The firm found that their clients also wanted to increase the digital experience of their clients, encouraging them to self-serve more, so the firm built new tools for end users, only to find that they struggled with digital adoption, so the next step was to work with clients to raise digital adoption across their clients.

“Change takes a little while to flow through,” Pells says, diplomatically, adding: “In financial services in particular, people are used to doing things in a particular way.”

Looking forward, Pells says that the firm’s clients are seeing new technological developments with new start-ups based on distributed ledger technology (DLT) systems and blockchain and new providers claiming they can use AI.

“Our clients are sitting up straight and saying ‘we will be left behind here’ so they are coming to us to ask what we are doing in this space.

“Fund managers are saying we want new products and a quicker time to market and our clients used to come to us and say, ‘can you support money market funds or hedge funds’? Now that has swivelled, and they ask for features such as ‘can you support liquidity management or performance fees because they recognise that investors are driving new products.

“It’s not an asset management type solution that they want, but a menu of features they can pick and choose from.”

Pells predicts that as the technology advances, there will be more collaboration as there will be no one solution from one firm so partnering will be more important particularly as new asset classes, such as crypto, appear and they want to go in as quickly as possible.”

The change is driven by new and better technology. “The impact of DLT will be huge and we will move to tokenisation in our business over time, but this is a long term play for the industry as a whole so near term solutions are vital,” Pells says.

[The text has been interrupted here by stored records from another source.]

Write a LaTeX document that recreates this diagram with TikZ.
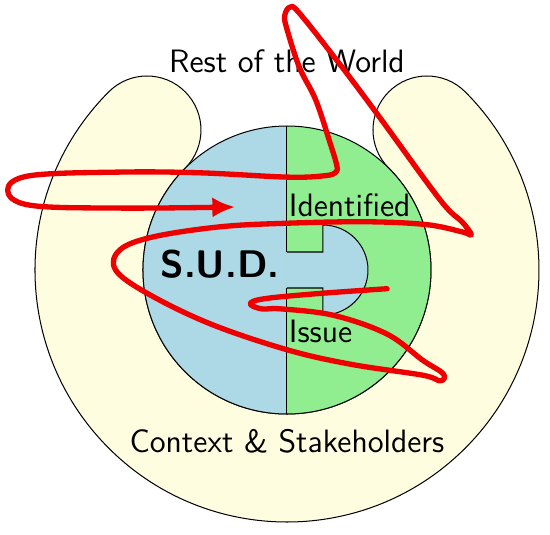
\documentclass[tikz,border=0pt]{standalone}
\usetikzlibrary{arrows.meta}
\definecolor{cream}{HTML}{FFFDE0}
\definecolor{sudblue}{HTML}{ADD8E6}
\definecolor{issuegreen}{HTML}{90EE90}
\definecolor{scribblered}{HTML}{EE0000}
\tikzset{
  txt/.style={font=\sffamily\fontsize{12.8}{15}\selectfont, inner sep=0pt},
  scribble/.style={scribblered, line width=2.1pt, line cap=round, line join=round,
    -{Latex[length=9pt,width=8pt]}}
}
\begin{document}
\begin{tikzpicture}
\useasboundingbox (-3.986,-3.667) rectangle (3.653,3.75);
% context and stakeholders: open ring with round ends
\draw[fill=cream] (135:3.5) arc[start angle=135, end angle=405, radius=3.5]
  arc[start angle=45, end angle=225, radius=0.75]
  arc[start angle=45, end angle=-225, radius=2]
  arc[start angle=-45, end angle=135, radius=0.75] -- cycle;
% system under design and the issue
\fill[sudblue] (0,2) arc[start angle=90, end angle=270, radius=2] -- cycle;
\fill[issuegreen] (0,-2) arc[start angle=-90, end angle=90, radius=2] -- cycle;
\fill[sudblue] (0,0.25) -- (0.5,0.25) -- (0.5,0.625) arc[start angle=90, end angle=-90, radius=0.625]
  -- (0.5,-0.25) -- (0,-0.25) -- cycle;
\draw (0,0.25) -- (0.5,0.25) -- (0.5,0.625) arc[start angle=90, end angle=-90, radius=0.625]
  -- (0.5,-0.25) -- (0,-0.25);
\draw (0,0) circle (2);
\draw (0,2) -- (0,0.25);
\draw (0,-0.25) -- (0,-2);
% labels
\node[txt, anchor=base] (world) at (0,2.74) {Rest of the World};
\node[txt, anchor=base] (context) at (0,-2.53) {Context \& Stakeholders};
\node[font=\sffamily\fontsize{15.2}{18}\selectfont\bfseries, inner sep=0pt, anchor=base] (sud) at (-0.93,-0.11) {S.U.D.};
\node[txt, anchor=base west] (identified) at (0.02,0.74) {Identified};
\node[txt, anchor=base west] (issue) at (0.02,-1.0) {Issue};
% the scribble
\draw[scribble] plot[smooth, tension=0.6] coordinates {
  (1.39,-0.26) (0.40,-0.33) (-0.32,-0.40) (-0.51,-0.47) (-0.35,-0.54) (-0.08,-0.54)
  (0.65,-0.63) (1.39,-0.89) (1.88,-1.25) (2.17,-1.44) (2.13,-1.54) (1.88,-1.46)
  (0.89,-1.31) (0.01,-1.11) (-1.06,-0.75) (-1.93,-0.33) (-2.38,0.00) (-2.32,0.28)
  (-1.86,0.46) (-0.93,0.60) (0.01,0.65) (1.11,0.67) (1.94,0.63) (2.43,0.53)
  (2.56,0.49) (2.43,0.67) (2.13,0.97) (1.28,2.13) (0.74,2.85) (0.17,3.57)
  (0.04,3.65) (-0.03,3.54) (-0.01,3.38) (0.17,2.82) (0.40,2.36) (0.60,1.76)
  (0.69,1.46) (0.68,1.36) (0.53,1.31) (0.01,1.29) (-1.21,1.35) (-2.32,1.36)
  (-3.57,1.31) (-3.88,1.11) (-3.57,0.90) (-2.32,0.86) (-0.72,0.875)};
\end{tikzpicture}
\end{document}
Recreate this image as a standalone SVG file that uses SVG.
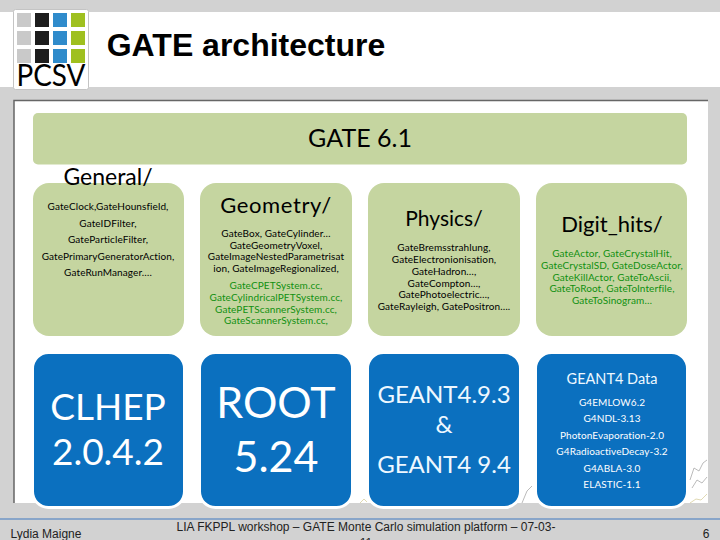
<svg xmlns="http://www.w3.org/2000/svg" width="720" height="540" viewBox="0 0 720 540">
<style>
text{font-family:"Lato","Open Sans","Liberation Sans",sans-serif;text-anchor:middle;fill:#000}
.a{font-family:"Liberation Sans",Arial,sans-serif}
.g{fill:#c5d5a0}
.b{fill:#0b70bf;stroke:#fff;stroke-width:3}
.s{font-size:10px;letter-spacing:.1px}
.gr{fill:#109010}
.w{fill:#fff}
.wt{fill:#eef8ff}
.f{font-size:12px;fill:#222}
</style>
<rect width="720" height="540" fill="#d2d2d2"/>
<rect x="0" y="12" width="720" height="75" fill="#fff"/>
<rect x="14" y="100" width="694" height="403" fill="#fff"/>
<path d="M14 503V100.500H708" fill="none" stroke="#666" stroke-width="1.500"/>
<line x1="0" y1="519" x2="720" y2="519" stroke="#3f78c0" stroke-width="1"/>
<g fill="none" stroke="#aaa" stroke-width="0.800">
<path d="M690 480l4-12 5 3 4-8 4-3M692 488l5-8 5 3 5-6M522 503l5-12 5-5"/>
<path d="M360 503l4-4 3 3M690 503l6-4 5 1 6-6" stroke="#d8cfa0"/>
</g>
<g id="logo">
<rect x="13.500" y="9.500" width="75" height="80" rx="2" fill="#fff" stroke="#c4c4c4"/>
<g fill="#c9c9c9"><rect x="17" y="13" width="14" height="14"/><rect x="17" y="31" width="14" height="14"/><rect x="17" y="49" width="14" height="14"/></g>
<g fill="#1d1d1d"><rect x="35" y="13" width="14" height="14"/><rect x="35" y="31" width="14" height="14"/><rect x="35" y="49" width="14" height="14"/></g>
<g fill="#2f8bcb"><rect x="53" y="13" width="14" height="14"/><rect x="53" y="31" width="14" height="14"/><rect x="53" y="49" width="14" height="14"/></g>
<g fill="#9fc01f"><rect x="71" y="13" width="14" height="14"/><rect x="71" y="31" width="14" height="14"/><rect x="71" y="49" width="14" height="14"/></g>
<text x="51" y="86" style="font-size:30px;font-family:'Lato',sans-serif" fill="#222" textLength="69" lengthAdjust="spacingAndGlyphs">PCSV</text>
</g>
<g id="title"><text class="a" x="246" y="56" style="font-size:32px;font-weight:bold">GATE architecture</text></g>
<g id="gate61"><rect class="g" x="33" y="113" width="654" height="51.500" rx="5"/><text x="360" y="147" style="font-size:25px">GATE 6.1</text></g>
<g id="general">
<rect class="g" x="33" y="183" width="151" height="153" rx="16"/>
<text x="108" y="185" style="font-size:23px">General/</text>
<text class="s" x="108" y="210">GateClock,GateHounsfield,</text>
<text class="s" x="108" y="227">GateIDFilter,</text>
<text class="s" x="108" y="243">GateParticleFilter,</text>
<text class="s" x="108" y="260">GatePrimaryGeneratorAction,</text>
<text class="s" x="108" y="276">GateRunManager….</text>
</g>
<g id="geometry">
<rect class="g" x="200" y="183" width="152" height="153" rx="16"/>
<text x="276" y="213" style="font-size:22px;letter-spacing:.6px">Geometry/</text>
<text class="s" x="276" y="237">GateBox, GateCylinder…</text>
<text class="s" x="276" y="248.500">GateGeometryVoxel,</text>
<text class="s" x="276" y="260">GateImageNestedParametrisat</text>
<text class="s" x="276" y="272">ion, GateImageRegionalized,</text>
<text class="s gr" x="276" y="289">GateCPETSystem.cc,</text>
<text class="s gr" x="276" y="301">GateCylindricalPETSystem.cc,</text>
<text class="s gr" x="276" y="313">GatePETScannerSystem.cc,</text>
<text class="s gr" x="276" y="324">GateScannerSystem.cc,</text>
</g>
<g id="physics">
<rect class="g" x="368" y="183" width="152" height="153" rx="16"/>
<text x="444" y="226" style="font-size:21px">Physics/</text>
<text class="s" x="444" y="251">GateBremsstrahlung,</text>
<text class="s" x="444" y="263">GateElectronionisation,</text>
<text class="s" x="444" y="275">GateHadron…,</text>
<text class="s" x="444" y="287">GateCompton…,</text>
<text class="s" x="444" y="298">GatePhotoelectric…,</text>
<text class="s" x="444" y="310">GateRayleigh, GatePositron….</text>
</g>
<g id="digit">
<rect class="g" x="536" y="183" width="151" height="153" rx="16"/>
<text x="612" y="232" style="font-size:22px">Digit_hits/</text>
<text class="s gr" x="612" y="257">GateActor, GateCrystalHit,</text>
<text class="s gr" x="612" y="269">GateCrystalSD, GateDoseActor,</text>
<text class="s gr" x="612" y="281">GateKillActor, GateToAscii,</text>
<text class="s gr" x="612" y="292">GateToRoot, GateToInterfile,</text>
<text class="s gr" x="612" y="304">GateToSinogram…</text>
</g>
<g id="clhep">
<rect class="b" x="32.500" y="352.500" width="152" height="155" rx="16"/>
<text class="w" x="108" y="420" style="font-size:37px">CLHEP</text>
<text class="w" x="108" y="465" style="font-size:37px">2.0.4.2</text>
</g>
<g id="rootbox">
<rect class="b" x="199.500" y="352.500" width="153" height="155" rx="16"/>
<text class="w" x="276" y="418" style="font-size:43px">ROOT</text>
<text class="w" x="276" y="472" style="font-size:43px">5.24</text>
</g>
<g id="geant4">
<rect class="b" x="367.500" y="352.500" width="153" height="155" rx="16"/>
<text class="wt" x="444" y="403" style="font-size:24px">GEANT4.9.3</text>
<text class="wt" x="444" y="433" style="font-size:24px">&amp;</text>
<text class="wt" x="444" y="473" style="font-size:24px">GEANT4 9.4</text>
</g>
<g id="data">
<rect class="b" x="535.500" y="352.500" width="152" height="155" rx="16"/>
<text class="wt" x="612" y="384" style="font-size:14.500px">GEANT4 Data</text>
<text class="s w" x="612" y="406">G4EMLOW6.2</text>
<text class="s w" x="612" y="422">G4NDL-3.13</text>
<text class="s w" x="612" y="439">PhotonEvaporation-2.0</text>
<text class="s w" x="612" y="455">G4RadioactiveDecay-3.2</text>
<text class="s w" x="612" y="472">G4ABLA-3.0</text>
<text class="s w" x="612" y="488">ELASTIC-1.1</text>
</g>
<g id="footer">
<text class="a f" x="366" y="531">LIA FKPPL workshop – GATE Monte Carlo simulation platform – 07-03-</text>
<text class="a f" x="46" y="538">Lydia Maigne</text>
<text class="a f" x="366" y="547">11</text>
<text class="a f" x="706" y="538">6</text>
</g>
</svg>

His firm is taking its core registries and breaking them out into modules so that rather than three big systems, the firm has a set of modular solutions and in that process it is also mindful of the arrival of artificial intelligence (AI) in the industry.

“AI needs data and in the right format, so we have an eye on the future examining how we prepare that data model so that when AI comes along, we know how best it can consume that data. We are thinking about the future as we move towards it step by step.”